[Figure scripts]
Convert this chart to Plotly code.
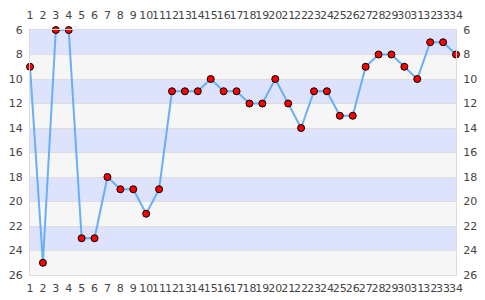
import plotly.graph_objects as go

rounds = list(range(1, 35))
positions = [9, 25, 6, 6, 23, 23, 18, 19, 19, 21, 19, 11, 11, 11, 10, 11, 11, 12, 12, 10,
             12, 14, 11, 11, 13, 13, 9, 8, 8, 9, 10, 7, 7, 8]
y_ticks = [6, 8, 10, 12, 14, 16, 18, 20, 22, 24, 26]

fig = go.Figure()
fig.add_trace(go.Scatter(
    x=rounds, y=positions, mode="lines+markers",
    line=dict(color="#6aaef5", width=2),
    marker=dict(color="#ff0000", size=7, line=dict(color="#000000", width=1)),
    cliponaxis=False, hoverinfo="x+y", showlegend=False))
fig.add_trace(go.Scatter(x=rounds, y=positions, xaxis="x2", yaxis="y2",
                         mode="markers", marker=dict(opacity=0), hoverinfo="skip",
                         showlegend=False))

shapes = []
for i in range(len(y_ticks) - 1):
    shapes.append(dict(type="rect", xref="paper", yref="y", x0=0, x1=1,
                       y0=y_ticks[i], y1=y_ticks[i + 1], layer="below", line=dict(width=0),
                       fillcolor="#dde3fd" if i % 2 == 0 else "#f6f6f6"))

font = dict(family="DejaVu Sans", size=11, color="#444444")
axx = dict(range=[1, 34], tickmode="array", tickvals=rounds, ticktext=[str(r) for r in rounds],
           showgrid=False, zeroline=False, tickfont=font, ticks="", ticklen=0,
           tickangle=0, automargin=False)
axy = dict(range=[26, 6], tickmode="array", tickvals=y_ticks, showgrid=True, gridcolor="#dddddd",
           gridwidth=1, zeroline=False, tickfont=font, ticks="", automargin=False,
           ticklabelstandoff=4)

fig.update_layout(
    width=485, height=300, margin=dict(l=30, r=29, t=30, b=25),
    paper_bgcolor="white", plot_bgcolor="rgba(0,0,0,0)",
    shapes=shapes,
    xaxis=dict(**axx, showline=True, linecolor="#dddddd", side="bottom", ticklabelstandoff=3),
    xaxis2=dict(**axx, overlaying="x", side="top", showline=True, linecolor="#dddddd",
                ticklabelstandoff=6),
    yaxis=dict(**axy, showline=True, linecolor="#dddddd", side="left"),
    yaxis2=dict(**axy, overlaying="y", side="right", showline=True, linecolor="#dddddd"),
    font=font,
)
fig.write_html("out.html")
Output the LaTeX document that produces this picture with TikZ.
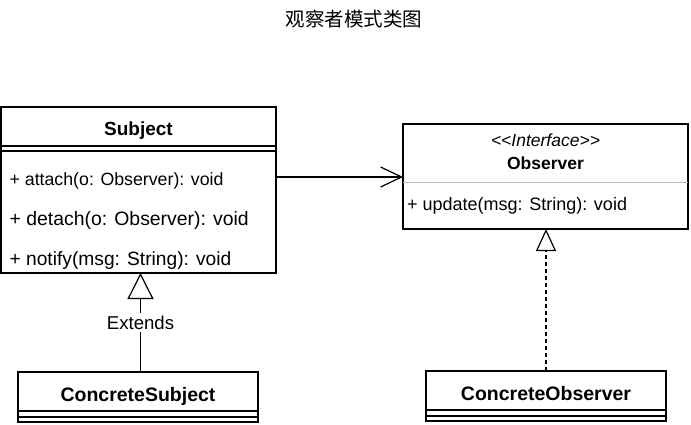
\documentclass[tikz,border=0pt]{standalone}
\usepackage{fontspec}
\setmainfont{Liberation Sans}
\newfontfamily\cjkfont{Noto Sans CJK SC}
\usetikzlibrary{arrows.meta,positioning,fit}

\begin{document}
\begin{tikzpicture}[
  x=1pt,y=-1pt,line width=1.2pt,
  font=\fontsize{18}{21}\selectfont,
  headbox/.style={draw,inner sep=0pt,outer sep=0pt,minimum height=39pt,
                  text height=20pt,text depth=1pt,font=\fontsize{19.5}{22}\selectfont\bfseries},
  partbox/.style={draw,inner sep=0pt,outer sep=0pt},
  method/.style={anchor=base west,inner sep=0pt},
  inherit/.style={-{Triangle[open,length=26pt,width=26pt]}},
  realize/.style={-{Triangle[open,length=22pt,width=20pt]},dash pattern=on 4pt off 3pt},
  assoc/.style={-{Straight Barb[length=21pt,width=20pt]}}
]
\useasboundingbox (0,0) rectangle (691,425);

\node[font=\cjkfont\fontsize{19.5}{22}\selectfont] (title) at (354,19) {观察者模式类图};

% Subject
\node[headbox,minimum width=275pt,font=\fontsize{19}{22}\selectfont\bfseries] (subject) at (138.5,126.5) {Subject};
\node[partbox,minimum width=275pt,minimum height=5pt,below=0pt of subject] (subjattr) {};
\node[partbox,minimum width=275pt,minimum height=122pt,below=0pt of subjattr] (subjops) {};
\node[method,font=\fontsize{17.75}{21}\selectfont] (attach) at (9,185.5) {+ attach(o: Observer): void};
\node[method,font=\fontsize{19.4}{22}\selectfont] (detach) at (9,225.5) {+ detach(o: Observer): void};
\node[method,font=\fontsize{19.2}{22}\selectfont] (notify) at (9,265) {+ notify(msg: String): void};

% Observer (interface)
\node[inner sep=0pt,outer sep=0pt,minimum width=285pt,minimum height=59pt] (obshead) at (545.5,153.5) {};
\node[inner sep=0pt,outer sep=0pt,minimum width=285pt,minimum height=46pt,below=0pt of obshead] (obsops) {};
\node[draw,inner sep=0pt,outer sep=0pt,fit=(obshead)(obsops)] (observer) {};
\draw[gray!55,line width=1pt] (obshead.south west) -- (obshead.south east);
\node[anchor=base,font=\fontsize{17.5}{21}\selectfont\itshape] (stereo) at (545.5,146.5) {<\kern0pt<Interface>\kern0pt>};
\node[anchor=base,font=\fontsize{17.5}{21}\selectfont\bfseries] (obsname) at (545.5,169.5) {Observer};
\node[method] (update) at (406.5,210) {+ update(msg: String): void};

% concrete classes
\node[headbox,minimum width=240pt] (consubject) at (138,391.5) {ConcreteSubject};
\node[partbox,minimum width=240pt,minimum height=6pt,below=0pt of consubject] (consubjattr) {};
\node[partbox,minimum width=240pt,minimum height=5pt,below=0pt of consubjattr] (consubjops) {};

\node[headbox,minimum width=240pt] (conobserver) at (546,390.5) {ConcreteObserver};
\node[partbox,minimum width=240pt,minimum height=6pt,below=0pt of conobserver] (conobsattr) {};
\node[partbox,minimum width=240pt,minimum height=5pt,below=0pt of conobsattr] (conobsops) {};

% relations
\coordinate (assocstart) at ([yshift=35pt]subjops.east);
\draw[assoc] (assocstart) -- (assocstart -| observer.west);
\coordinate (extfoot) at ([xshift=2.5pt]consubject.north);
\draw[inherit] (extfoot) -- (extfoot |- subjops.south)
  node[pos=0.5,fill=white,inner sep=3pt,font=\fontsize{18.6}{22}\selectfont] (extends) {Extends};
\draw[realize] (conobserver.north) -- (conobserver.north |- observer.south);
\end{tikzpicture}
\end{document}
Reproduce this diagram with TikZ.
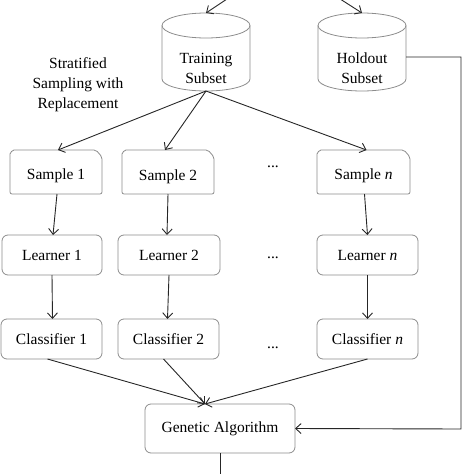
\documentclass[tikz,border=0pt]{standalone}
\usepackage{fontspec}
\setmainfont{Liberation Serif}
\usetikzlibrary{arrows.meta}
\begin{document}
\begin{tikzpicture}[x=1pt,y=-1pt,
  every node/.style={font=\fontsize{15.5}{20}\selectfont, inner sep=0pt, outer sep=0pt},
  boxline/.style={draw=black!45, line width=0.8pt},
  rbox/.style={boxline, rectangle, rounded corners=6pt, minimum height=40pt},
  sbox/.style={rectangle, minimum width=92pt, minimum height=44pt},
  conn/.style={draw=black!85, line width=0.9pt},
  arr/.style={conn, -{Straight Barb[length=5.5pt,width=10pt]}}
]
\useasboundingbox (0,0) rectangle (474,474);

% cylinders
\foreach \cx in {206, 362}{
  \draw[boxline] (\cx-44,25.5) -- (\cx-44,79) arc[start angle=180,end angle=360,x radius=44pt,y radius=12pt] -- (\cx+44,25.5);
  \draw[boxline] (\cx,25.5) ellipse[x radius=44pt, y radius=12.5pt];
}
\coordinate (trtop) at (206,13);
\coordinate (trbot) at (206,91);
\coordinate (hotop) at (362,13);
\coordinate (horight) at (406,57);
\node[align=center] (trtext) at (206,68) {Training\\Subset};
\node[align=center] (hotext) at (362,68) {Holdout\\Subset};

\coordinate (inA) at (230,-3);
\coordinate (inB) at (337,-3);
\draw[arr] (inA) -- (trtop);
\draw[arr] (inB) -- (hotop);

\node[align=center] (strat) at (78,85) {Stratified\\Sampling with\\Replacement};

% samples
\node[sbox] (s1) at (56,172) {};
\node[sbox] (s2) at (168,172) {};
\node[sbox, minimum width=93pt] (sn) at (363.5,172) {};
\foreach \S in {s1,s2,sn}{
  \draw[boxline, rounded corners=2pt] ([xshift=-6pt]\S.north east) -- ([yshift=-7pt]\S.north east)
     -- (\S.south east) -- (\S.south west) -- ([yshift=-6pt]\S.north west)
     arc[start angle=180, end angle=90, radius=6pt] -- cycle;
}
\node (s1t) at ([yshift=-4pt]s1.center) {Sample 1};
\node (s2t) at ([yshift=-5pt]s2.center) {Sample 2};
\node (snt) at ([yshift=-4pt]sn.center) {Sample \textit{n}};
\node (d1) at (273,167) {...};

% learners
\node[rbox, minimum width=100pt] (l1) at (52,255) {Learner 1};
\node[rbox, minimum width=102pt] (l2) at (169,255) {Learner 2};
\node[rbox, minimum width=101pt] (ln) at (367.5,255) {Learner \textit{n}};
\node (d2) at (273,258) {...};

% classifiers
\node[rbox, minimum width=101pt] (c1) at (51.5,339) {Classifier 1};
\node[rbox, minimum width=101pt] (c2) at (168.5,339) {Classifier 2};
\node[rbox, minimum width=101pt] (cn) at (367.5,339) {Classifier \textit{n}};
\node (d3) at (273,348) {...};

% GA
\node[rbox, minimum width=150pt, minimum height=49pt] (ga) at (220,428.5) {Genetic Algorithm};
\coordinate (gain) at (205,404);
\coordinate (outend) at (220,476);
\coordinate (hr) at (461,57);
\coordinate (hb) at (461,429);

% connectors
\draw[arr] (trbot) -- ([xshift=2pt]s1.north);
\draw[arr] (trbot) -- ([xshift=-3pt]s2.north);
\draw[arr] (trbot) -- ([xshift=3pt]sn.north);
\draw[arr] ([xshift=1pt]s1.south) -- ([xshift=1pt]l1.north);
\draw[arr] (s2.south) -- ([xshift=-2pt]l2.north);
\draw[arr] ([xshift=1pt]sn.south) -- (ln.north);
\draw[arr] (l1.south) -- ([xshift=1pt]c1.north);
\draw[arr] (l2.south) -- ([xshift=-1pt]c2.north);
\draw[arr] (ln.south) -- (cn.north);
\draw[arr] ([xshift=-4pt]c1.south) -- (gain);
\draw[arr] ([xshift=-5pt]c2.south) -- (gain);
\draw[arr] (cn.south) -- (gain);
\draw[arr] (horight) -- (hr) -- (hb) -- (ga.east);
\draw[conn] (ga.south) -- (outend);
\end{tikzpicture}
\end{document}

__WORK REQUIRED__
Repeat exactly the lines from the first line of the records above through the line containing "22, 24, 26]", both included. Leave out the pictures.

__EXERCISE RESULT__
Convert this chart to Plotly code.
import plotly.graph_objects as go

rounds = list(range(1, 35))
positions = [9, 25, 6, 6, 23, 23, 18, 19, 19, 21, 19, 11, 11, 11, 10, 11, 11, 12, 12, 10,
             12, 14, 11, 11, 13, 13, 9, 8, 8, 9, 10, 7, 7, 8]
y_ticks = [6, 8, 10, 12, 14, 16, 18, 20, 22, 24, 26]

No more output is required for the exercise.